Ce qui signifierait que les plateaux Hypercar et GT3 seraient exactement les mêmes aux 24 Heures que sur le reste de la saison, dans le cas d’une séparation hors Le Mans. Comme c’est le cas aujourd’hui, mais sans les structures invitées du LMP2 et du GT.
Et comme il faut aussi donner une place à des pilotes amateurs qui souhaitent courir, le plateau GT3 devrait être limité en WEC, mais un peu plus garni sur les seules 24 Heures. Un sacré casse-tête quand on imagine un scénario comme celui-là…
Des 24 Heures du Mans exclusivement Hypercar : comme au temps du groupe C
Et quand bien même le GT est devenu indissociable de la course mancelle aux côtés des prototypes, l’engouement inédit des constructeurs pour l’Hypercar constitue un véritable problème de riches (comme décrit dans le titre).

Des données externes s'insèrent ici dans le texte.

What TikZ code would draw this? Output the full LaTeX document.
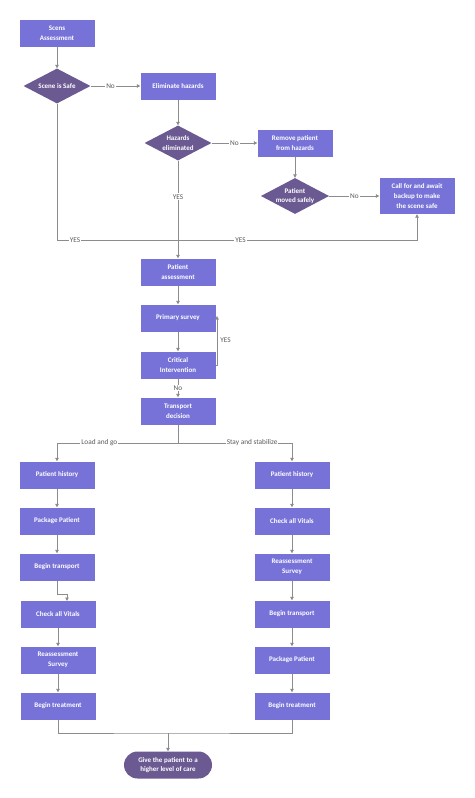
\documentclass[tikz,border=0pt]{standalone}
\usepackage{fontspec}
\setmainfont{Carlito}
\usetikzlibrary{shapes.geometric,shapes.misc,arrows.meta}
\definecolor{boxblue}{HTML}{7672D8}
\definecolor{diapurple}{HTML}{6B5A92}
\definecolor{linegray}{HTML}{8C8C8C}
\definecolor{labelgray}{HTML}{5A5A5A}

\begin{document}
\begin{tikzpicture}
  [x=1pt,y=-1pt,
   every node/.style={font=\fontsize{7}{9.7}\selectfont\bfseries,text=white,align=center},
   stepbox/.style={rectangle,fill=boxblue,minimum width=75pt,minimum height=27pt,inner sep=1pt},
   decision/.style={diamond,fill=diapurple,aspect=1.9,inner sep=0pt,minimum width=67pt,minimum height=35pt},
   endbox/.style={rounded rectangle,fill=diapurple,minimum width=90pt,minimum height=27pt,inner sep=1pt},
   link/.style={draw=linegray,line width=0.9pt,-{Triangle[length=3.5pt,width=3.5pt]}},
   plain/.style={draw=linegray,line width=0.9pt},
   lbl/.style={font=\fontsize{7.3}{8}\selectfont,text=labelgray,fill=white,inner sep=1pt}]
  \useasboundingbox (0,0) rectangle (474,798);
  % scene check
  \node[stepbox] (scene) at (57,33) {Scens\\Assessment};
  \node[decision] (safe) at (57,86) {Scene is Safe};
  \node[stepbox] (elim) at (178,86) {Eliminate hazards};
  \node[decision] (hazel) at (178,143) {Hazards\\eliminated};
  \node[stepbox] (remove) at (295,143) {Remove patient\\from hazards};
  \node[decision] (moved) at (295,196) {Patient\\moved safely};
  \node[stepbox,minimum height=36pt] (call) at (417,196) {Call for and await\\backup to make\\the scene safe};
  % main line
  \node[stepbox] (pass) at (178,272) {Patient\\assessment};
  \node[stepbox] (prim) at (178,318) {Primary survey};
  \node[stepbox] (crit) at (178,365) {Critical\\Intervention};
  \node[stepbox] (trans) at (178,411) {Transport\\decision};
  % load and go
  \node[stepbox] (lhist) at (57,475) {Patient history};
  \node[stepbox] (lpack) at (57,521) {Package Patient};
  \node[stepbox] (lbtr) at (57,567) {Begin transport};
  \node[stepbox] (lvit) at (58,614) {Check all Vitals};
  \node[stepbox] (lreas) at (58,660) {Reassessment\\Survey};
  \node[stepbox] (ltreat) at (58,706) {Begin treatment};
  % stay and stabilize
  \node[stepbox] (rhist) at (292,475) {Patient history};
  \node[stepbox] (rvit) at (292,521) {Check all Vitals};
  \node[stepbox] (rreas) at (292,567) {Reassessment\\Survey};
  \node[stepbox] (rbtr) at (292,614) {Begin transport};
  \node[stepbox] (rpack) at (292,660) {Package Patient};
  \node[stepbox] (rtreat) at (292,706) {Begin treatment};
  \node[endbox] (care) at (168,765) {Give the patient to a\\higher level of care};
  % turning points
  \coordinate (yesbend) at (57,240);
  \coordinate (loopend) at (217,316);
  \coordinate (split) at (178,443);
  \coordinate (jog) at (57,594);
  \coordinate (merge) at (168,733);

  \foreach \from/\to in {scene/safe,elim/hazel,remove/moved,pass/prim,prim/crit,
                         lhist/lpack,lpack/lbtr,lvit/lreas,lreas/ltreat,
                         rhist/rvit,rvit/rreas,rreas/rbtr,rbtr/rpack,rpack/rtreat}
    \draw[link] (\from) -- (\to);
  \draw[link] (safe) -- node[lbl,pos=0.4] {No} (elim);
  \draw[link] (hazel) -- node[lbl,pos=0.5] {No} (remove);
  \draw[link] (moved) -- node[lbl,pos=0.5] {No} (call);
  \draw[link] (hazel) -- node[lbl,pos=0.37] {YES} (pass);
  \draw[link] (safe.south) -- (yesbend) -- node[lbl,pos=0.05] {YES} node[lbl,pos=0.51] {YES} (yesbend -| call) -- (call.south);
  \draw[link] (crit) -- node[lbl,pos=0.5] {No} (trans);
  \draw[link,line width=0.6pt] (crit.east) -| node[lbl,pos=0.75,right=2pt,fill=none] {YES} (loopend);
  \draw[plain] (trans.south) -- (split);
  \draw[link] (split) -- node[lbl,pos=0.65] {Load and go} (split -| lhist) -- (lhist);
  \draw[link] (split) -- node[lbl,pos=0.65] {Stay and stabilize} (split -| rhist) -- (rhist);
  \draw[link] (lbtr) -- (jog) -- ++(10,0) -- ++(0,7);
  \draw[plain] (ltreat.south) |- (merge) -| (rtreat.south);
  \draw[link] (merge) -- (care);
\end{tikzpicture}
\end{document}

Le travail réalisé pour retrouver une catégorie reine digne de ce nom ne pourrait pas être gâché et il est évident que des choix seraient à faire dans un tel cas de figure. Si jamais le SRO (notamment organisateur des 24 Heures de Spa) avait toute la mainmise sur le GT mondial, alors chacun jouerait dans sa cour : le WEC deviendrait à ce moment-là 100% prototype, soit avec des Hypercar seules, soit avec en plus des LMP2 si pas assez de monde. Ce qui ramènerait l’endurance à son précédent âge d’or, que représentait le diabolique groupe C.

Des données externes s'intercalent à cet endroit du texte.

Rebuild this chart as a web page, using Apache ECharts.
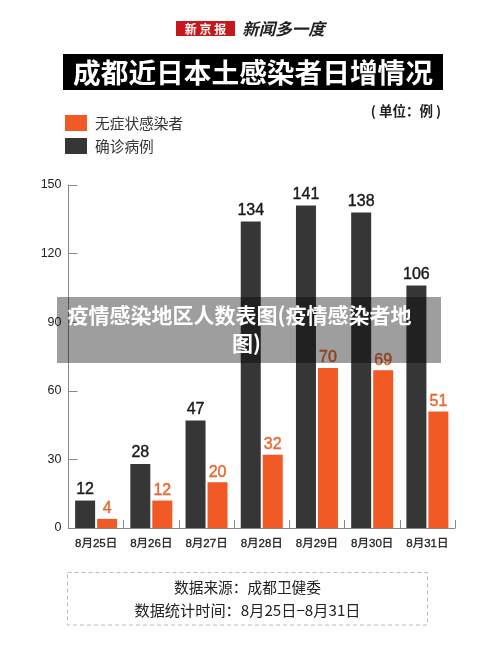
<!DOCTYPE html>
<html>
<head>
<meta charset="utf-8">
<style>
  html, body { margin: 0; padding: 0; background: #fff; }
  #main { width: 500px; height: 660px; }
</style>
<script src="https://cdn.jsdelivr.net/npm/echarts@6/dist/echarts.min.js"></script>
</head>
<body>
<div id="main"></div>
<script>
var categories = ['8月25日', '8月26日', '8月27日', '8月28日', '8月29日', '8月30日', '8月31日'];
var confirmed = [12, 28, 47, 134, 141, 138, 106];
var asymptomatic = [4, 12, 20, 32, 70, 69, 51];
var yTicks = [0, 30, 60, 90, 120, 150];

var cjk = '"Noto Sans CJK SC", sans-serif';
var latin = '"Liberation Sans", "Noto Sans CJK SC", sans-serif';

var myChart = echarts.init(document.getElementById('main'), null, { renderer: 'canvas' });

function txt(x, y, text, size, color, extra) {
  var style = { x: x, y: y, text: text, fontSize: size, fill: color, fontFamily: cjk, textAlign: 'center', textVerticalAlign: 'middle' };
  for (var k in extra) style[k] = extra[k];
  return { type: 'text', z: 10, style: style };
}

var option = {
  animation: false,
  backgroundColor: '#fff',
  grid: { left: 68.5, right: 45, top: 185, bottom: 132, containLabel: false },
  legend: {
    left: 65, top: 115, orient: 'vertical', padding: 0,
    itemWidth: 22, itemHeight: 16, itemGap: 7,
    icon: 'rect',
    data: ['无症状感染者', '确诊病例'],
    textStyle: { fontFamily: cjk, fontSize: 14.7, color: '#333', padding: [0, 0, 0, 3] }
  },
  xAxis: {
    type: 'category',
    data: categories,
    axisLine: { lineStyle: { color: '#888', width: 1 } },
    axisTick: { show: true, inside: true, length: 8, alignWithLabel: false, lineStyle: { color: '#888' } },
    axisLabel: { fontFamily: latin, fontSize: 11.5, color: '#222', textBorderColor: '#222', textBorderWidth: 0.3, margin: 10 }
  },
  yAxis: {
    type: 'value',
    min: yTicks[0], max: yTicks[yTicks.length - 1], interval: 30,
    axisLine: { show: true, lineStyle: { color: '#888', width: 1 } },
    axisTick: { show: true, inside: true, length: 9, lineStyle: { color: '#888' } },
    splitLine: { show: false },
    axisLabel: { fontFamily: latin, fontSize: 12.5, color: '#222', margin: 7 }
  },
  series: [
    {
      name: '确诊病例', type: 'bar', data: confirmed,
      barWidth: 20, barGap: '10%',
      itemStyle: { color: '#363636' },
      label: { show: true, position: 'top', distance: 3, fontFamily: latin, fontSize: 16, color: '#1a1a1a', textBorderColor: '#1a1a1a', textBorderWidth: 0.4 }
    },
    {
      name: '无症状感染者', type: 'bar', data: asymptomatic,
      barWidth: 20,
      itemStyle: { color: '#f15a24' },
      label: { show: true, position: 'top', distance: 2, fontFamily: latin, fontSize: 16, color: '#e8662f', textBorderColor: '#e8662f', textBorderWidth: 0.4 }
    }
  ],
  graphic: [
    // masthead
    { type: 'rect', z: 10, shape: { x: 176, y: 21, width: 59, height: 15 }, style: { fill: '#c8161d' } },
    txt(205.5, 29, '新 京 报', 12, '#fff', { fontWeight: 'bold' }),
    txt(283.5, 29, '新闻多一度', 16.5, '#222', { fontWeight: 'bold', fontStyle: 'italic' }),
    // title
    { type: 'rect', z: 10, shape: { x: 63, y: 54, width: 380, height: 36 }, style: { fill: '#000' } },
    txt(253, 72, '成都近日本土感染者日增情况', 27.7, '#fff', { fontWeight: 'bold' }),
    txt(406, 111, '( 单位：例 )', 13.5, '#222', { fontWeight: 'bold' }),
    // source box
    { type: 'rect', z: 10, shape: { x: 67.5, y: 572.5, width: 360, height: 52.5 },
      style: { fill: 'none', stroke: '#bbb', lineWidth: 1, lineDash: [4, 3] } },
    txt(247.5, 587, '数据来源：成都卫健委', 14.7, '#222'),
    txt(247.5, 610, '数据统计时间：8月25日−8月31日', 15.2, '#222'),
    // overlay banner
    { type: 'rect', z: 100, shape: { x: 57, y: 297, width: 384, height: 66 }, style: { fill: 'rgba(0,0,0,0.38)' } },
    { type: 'text', z: 101, style: { x: 239.5, y: 315, text: '疫情感染地区人数表图(疫情感染者地', fontSize: 21, fontWeight: 'bold', fill: '#fff', fontFamily: cjk, textAlign: 'center', textVerticalAlign: 'middle' } },
    { type: 'text', z: 101, style: { x: 246.5, y: 343, text: '图)', fontSize: 21, fontWeight: 'bold', fill: '#fff', fontFamily: cjk, textAlign: 'center', textVerticalAlign: 'middle' } }
  ]
};

myChart.setOption(option);
</script>
</body>
</html>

Dans ce cas de figure, une certaine épine serait retirée du pied des organisateurs, puisque cela permettrait, même avec un plateau Hypercar ultra garni, d’ouvrir les portes encore plus en grand pour les artisans et les privés.
Si on reprend notre plateau de folie imaginé pour 2025, dans le cas le plus extrêmement optimiste avec les différentes rumeurs :
- Deux Toyota
- deux Ferrari
- Deux Peugeot
- Deux Porsche
- Deux Cadillac
- Deux BMW
- Deux Alpine
- Deux Lamborghini
- Deux Isotta Fraschini
- Deux McLaren
- Deux Aston Martin
- Deux Honda
- Une Vanwall
*cette liste ne mentionnant que les hypothétiques programmes d’usine
…et qu’ensuite on y rajoute deux voitures privées par constructeur, hormis Vanwall : cela donnerait un plateau de 50 voitures, histoire d’arrondir. Cela pourrait, nous direz-vous, donner la place à douze GT3. Mais cette catégorie a tellement de succès qu’il serait illogique de lui accorder si peu de tickets.

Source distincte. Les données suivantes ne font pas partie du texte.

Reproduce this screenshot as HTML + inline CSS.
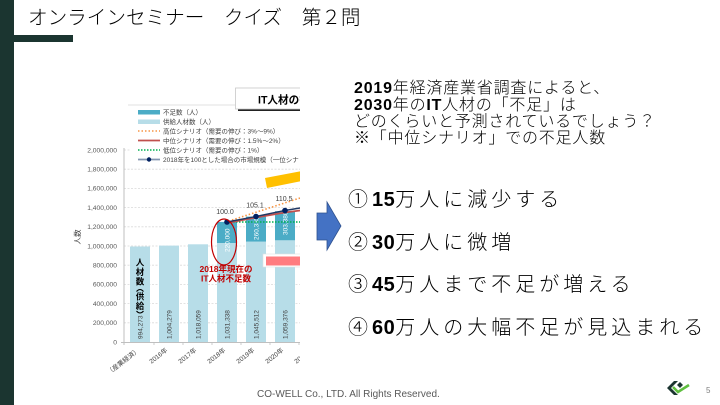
<!DOCTYPE html>
<html><head><meta charset="utf-8"><style>
html,body{margin:0;padding:0;background:#fff;width:720px;height:405px;overflow:hidden}
svg{display:block}
</style></head><body>
<svg width="720" height="405" viewBox="0 0 720 405" xmlns="http://www.w3.org/2000/svg" font-family="'Liberation Sans','Noto Sans CJK JP',sans-serif">
<rect width="720" height="405" fill="#fff"/>
<rect x="0" y="0" width="14" height="405" fill="#1b3530"/>
<rect x="14" y="35" width="59" height="7" fill="#1b3530"/>
<text x="28" y="24" font-size="19.6" fill="#000" font-weight="300">オンラインセミナー　クイズ　第２問</text>

<defs><clipPath id="c"><rect x="60" y="85" width="240" height="290"/></clipPath></defs>
<g clip-path="url(#c)">
  <g stroke="#d9d9d9" stroke-width="0.8" stroke-dasharray="2 1.5">
    <line x1="124" y1="322.8" x2="300" y2="322.8"/>
    <line x1="124" y1="303.6" x2="300" y2="303.6"/>
    <line x1="124" y1="284.4" x2="300" y2="284.4"/>
    <line x1="124" y1="265.2" x2="300" y2="265.2"/>
    <line x1="124" y1="246" x2="300" y2="246"/>
    <line x1="124" y1="226.8" x2="300" y2="226.8"/>
    <line x1="124" y1="207.6" x2="300" y2="207.6"/>
    <line x1="124" y1="188.4" x2="300" y2="188.4"/>
    <line x1="124" y1="169.2" x2="300" y2="169.2"/>
    <line x1="124" y1="150" x2="300" y2="150"/>
  </g>
  <g font-size="6.7" fill="#595959" text-anchor="end">
    <text x="117" y="152.3">2,000,000</text>
    <text x="117" y="171.5">1,800,000</text>
    <text x="117" y="190.7">1,600,000</text>
    <text x="117" y="209.9">1,400,000</text>
    <text x="117" y="229.1">1,200,000</text>
    <text x="117" y="248.3">1,000,000</text>
    <text x="117" y="267.5">800,000</text>
    <text x="117" y="286.7">600,000</text>
    <text x="117" y="305.9">400,000</text>
    <text x="117" y="325.1">200,000</text>
    <text x="117" y="344.3">0</text>
  </g>
  <text transform="translate(80,237) rotate(-90)" font-size="7.5" fill="#404040" text-anchor="middle">人数</text>
  <line x1="124" y1="148" x2="124" y2="345" stroke="#bfbfbf" stroke-width="1"/>
  <line x1="121" y1="342.5" x2="300" y2="342.5" stroke="#bfbfbf" stroke-width="1"/>
  <g stroke="#bfbfbf" stroke-width="0.8">
    <line x1="154" y1="342" x2="154" y2="345"/>
    <line x1="183" y1="342" x2="183" y2="345"/>
    <line x1="212" y1="342" x2="212" y2="345"/>
    <line x1="241" y1="342" x2="241" y2="345"/>
    <line x1="270" y1="342" x2="270" y2="345"/>
    <line x1="299" y1="342" x2="299" y2="345"/>
  </g>
  <g fill="#b7dde8">
    <rect x="130" y="246.5" width="20" height="95.5"/>
    <rect x="159" y="245.6" width="20" height="96.4"/>
    <rect x="188" y="244.3" width="20" height="97.7"/>
    <rect x="217" y="243" width="20" height="99"/>
    <rect x="246" y="241.6" width="20" height="100.4"/>
    <rect x="275" y="240.3" width="20" height="101.7"/>
  </g>
  <g fill="#4bacc6">
    <rect x="217" y="221.9" width="20" height="21.1"/>
    <rect x="246" y="216.6" width="20" height="25"/>
    <rect x="275" y="211.2" width="20" height="29.1"/>
  </g>
  <g font-size="6.5" fill="#404040">
    <text transform="translate(142.3,339) rotate(-90)">994,273</text>
    <text transform="translate(171.3,339) rotate(-90)">1,004,279</text>
    <text transform="translate(200.3,339) rotate(-90)">1,018,059</text>
    <text transform="translate(229.3,339) rotate(-90)">1,031,338</text>
    <text transform="translate(258.3,339) rotate(-90)">1,045,512</text>
    <text transform="translate(287.3,339) rotate(-90)">1,059,376</text>
  </g>
  <g font-size="6.5" fill="#ffffff">
    <text transform="translate(229.3,252) rotate(-90)">220,000</text>
    <text transform="translate(258.3,240) rotate(-90)">260,335</text>
    <text transform="translate(287.3,235) rotate(-90)">303,380</text>
  </g>
  <g font-size="8.5" font-weight="bold" fill="#000" text-anchor="middle">
    <text x="140" y="265.5">人</text>
    <text x="140" y="275">材</text>
    <text x="140" y="284.5">数</text>
    <text x="140" y="299.5">供</text>
    <text x="140" y="309">給</text>
  </g>
  <path d="M136.5,291.5 Q140,287.5 143.5,291.5" fill="none" stroke="#000" stroke-width="1.1"/>
  <path d="M136.5,311 Q140,315 143.5,311" fill="none" stroke="#000" stroke-width="1.1"/>
  <g font-size="6.5" fill="#404040" text-anchor="end">
    <text transform="translate(140,351) rotate(-38)">（産業経済）</text>
    <text transform="translate(168,351) rotate(-38)">2016年</text>
    <text transform="translate(197,351) rotate(-38)">2017年</text>
    <text transform="translate(226,351) rotate(-38)">2018年</text>
    <text transform="translate(255,351) rotate(-38)">2019年</text>
    <text transform="translate(284,351) rotate(-38)">2020年</text>
    <text transform="translate(313,351) rotate(-38)">2021年</text>
  </g>
  <line x1="227" y1="222" x2="300" y2="222" stroke="#00b050" stroke-width="1.6" stroke-dasharray="1.5 1.5"/>
  <line x1="232" y1="220" x2="300" y2="198" stroke="#f79646" stroke-width="1.6" stroke-dasharray="1.5 2"/>
  <polyline points="227,223 256,217.5 285,212.5 300,210.5" fill="none" stroke="#c0504d" stroke-width="1.8"/>
  <polyline points="227,222 256,216.5 285,210.5 300,208" fill="none" stroke="#1f3864" stroke-width="1.4"/>
  <g fill="#002060">
    <circle cx="227" cy="222" r="2.8"/>
    <circle cx="256" cy="216.5" r="2.8"/>
    <circle cx="285" cy="210.5" r="2.8"/>
  </g>
  <g font-size="7" fill="#404040" text-anchor="middle">
    <text x="225" y="214">100.0</text>
    <text x="255" y="207.5">105.1</text>
    <text x="284" y="201">110.5</text>
  </g>
  <ellipse cx="224" cy="242" rx="12.5" ry="23" fill="none" stroke="#c00000" stroke-width="1.2"/>
  <g font-size="8.5" font-weight="bold" fill="#c00000" text-anchor="middle">
    <text x="226" y="272">2018年現在の</text>
    <text x="226" y="281.5">IT人材不足数</text>
  </g>
  <rect x="263" y="254" width="40" height="13" fill="#fff" stroke="#e0e0e0" stroke-width="0.6"/>
  <rect x="266" y="256.5" width="36" height="9" fill="#ff7c80"/>
  <polygon points="265,178 302,171 302,181 267,188" fill="#ffc000"/>
  <rect x="131" y="107" width="170" height="57" fill="#fff"/>
  <line x1="128" y1="105" x2="300" y2="105" stroke="#d9d9d9" stroke-width="0.8"/>
  <rect x="138" y="110" width="22" height="4.5" fill="#4bacc6"/>
  <rect x="138" y="119.5" width="22" height="4.5" fill="#b7dde8"/>
  <line x1="138" y1="131" x2="160" y2="131" stroke="#f79646" stroke-width="1.6" stroke-dasharray="1.5 2"/>
  <line x1="138" y1="140.5" x2="160" y2="140.5" stroke="#c0504d" stroke-width="1.8"/>
  <line x1="138" y1="150" x2="160" y2="150" stroke="#00b050" stroke-width="1.6" stroke-dasharray="1.5 1.5"/>
  <line x1="138" y1="159.5" x2="160" y2="159.5" stroke="#8496b0" stroke-width="1.8"/>
  <circle cx="149" cy="159.5" r="2.2" fill="#002060"/>
  <g font-size="6.5" fill="#404040">
    <text x="163" y="114.5">不足数（人）</text>
    <text x="163" y="124">供給人材数（人）</text>
    <text x="163" y="133.5">高位シナリオ（需要の伸び：3%〜9%）</text>
    <text x="163" y="143">中位シナリオ（需要の伸び：1.5%〜2%）</text>
    <text x="163" y="152.5">低位シナリオ（需要の伸び：1%）</text>
    <text x="163" y="162">2018年を100とした場合の市場規模（一位シナリオ）</text>
  </g>
  <rect x="238" y="90" width="70" height="21" fill="#222"/>
  <rect x="235.5" y="88" width="70" height="21" fill="#fff" stroke="#c8c8c8" stroke-width="0.8"/>
  <text x="258" y="103.5" font-size="10.6" font-weight="bold" fill="#000">IT人材の需給</text>
</g>

<polygon points="317,213 327,213 327,202 341,226 327,250 327,240 317,240" fill="#4472c4" stroke="#2f528f" stroke-width="0.8"/>

<g font-size="16" fill="#000" letter-spacing="0.8" font-weight="300">
  <text x="354" y="93"><tspan font-weight="bold">2019</tspan>年経済産業省調査によると、</text>
  <text x="354" y="110"><tspan font-weight="bold">2030</tspan>年の<tspan font-weight="bold">IT</tspan>人材の「不足」は</text>
  <text x="354" y="126.5">どのくらいと予測されているでしょう？</text>
  <text x="354" y="143">※「中位シナリオ」での不足人数</text>
</g>

<g font-size="20" fill="#000" letter-spacing="4" font-weight="300">
  <text x="348" y="206">①<tspan font-weight="bold" letter-spacing="0.5">15</tspan>万人に減少する</text>
  <text x="348" y="249">②<tspan font-weight="bold" letter-spacing="0.5">30</tspan>万人に微増</text>
  <text x="348" y="291">③<tspan font-weight="bold" letter-spacing="0.5">45</tspan>万人まで不足が増える</text>
  <text x="348" y="334">④<tspan font-weight="bold" letter-spacing="0.5">60</tspan>万人の大幅不足が見込まれる</text>
</g>

<text x="257" y="397" font-size="10" fill="#595959">CO-WELL Co., LTD. All Rights Reserved.</text>
<text x="706" y="393" font-size="8" fill="#7f7f7f">5</text>
<polygon points="667,388 674,381 678,381 671,388 678,395 674,395" fill="#1b3530"/>
<polygon points="677,385 680,382 683,385 680,388" fill="#1b3530"/>
<polyline points="673,387 678,392 689,385" fill="none" stroke="#5fbf3f" stroke-width="2.6"/>
</svg>
</body></html>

Donc, le problème des invitations serait vite résolu, en référence au point cité plus haut : les douze place restantes seraient alors accordées à des Hypercar invitées (venues de l’IMSA par exemple) et pourquoi pas à des petits constructeurs, des artisans en somme, qui ne se prépareraient que pour les 24 Heures. Tant qu’à faire, ils auraient leur catégorie dédiée avec un petit trophée à la clé. Que demanderait-le peuple ?
C’est d’ailleurs dans ce cas de figure que des constructeurs comme Glickenhaus, faute de pouvoir raisonnablement lutter avec les grandes marques, pourraient se produire au Mans. Ce serait en guise de belles histoires comme celle de Pescarolo Sport, du temps où un privé allait défier les sacro-saintes Audi.
Quid de l’hydrogène ?
Seront-ce des Hypercar ? Des protos se rapprochant des LMP2 ? Les contours de la future catégorie hydrogène ne sont pas encore totalement établis, mais il est clair qu’il suscite déjà l’intérêt de constructeurs comme Toyota, qui travaille beaucoup dessus.
En tous les cas, les premiers prototypes devraient tourner, dans un premier temps, dans les temps des meilleures GT3.
Toujours est-il que l’arrivée de l’Hydrogène pourrait non seulement grossir les rangs des 24 Heures, mais pourrait aussi nécessiter des nouveaux stands (dans le secteur des esses du karting par exemple). Il faut dire que les Hypercar ne pourront pas se démultiplier à l’infini et que ce contingent de constructeurs peut bouger d’une année à l’autre.
Cela resterait dans la lignée de l’hypothèse concernant des 24 Heures 100 % prototypes. Mais le problème qui se pose, c’est que l’hydrogène va certainement lui aussi accueillir des programmes d’usine dans les années à venir ! Toyota a déjà présenté un prototype et il n’est pas impossible que Peugeot, BMW et Hyundai puissent se lancer dans la partie.
Dans tous les cas, s’ils devaient se concrétiser, l’ACO et le WEC auront du pain sur la planche pour faire en sorte de faire le moins de déçus possible. Mais ce serait comme croire aux poules aux œufs d’or que de penser que tout serait parfait. Ne boudons pas notre plaisir, un âge d’or, ça se déguste sans faim. Et les quelques couacs seraient volontiers pardonnés.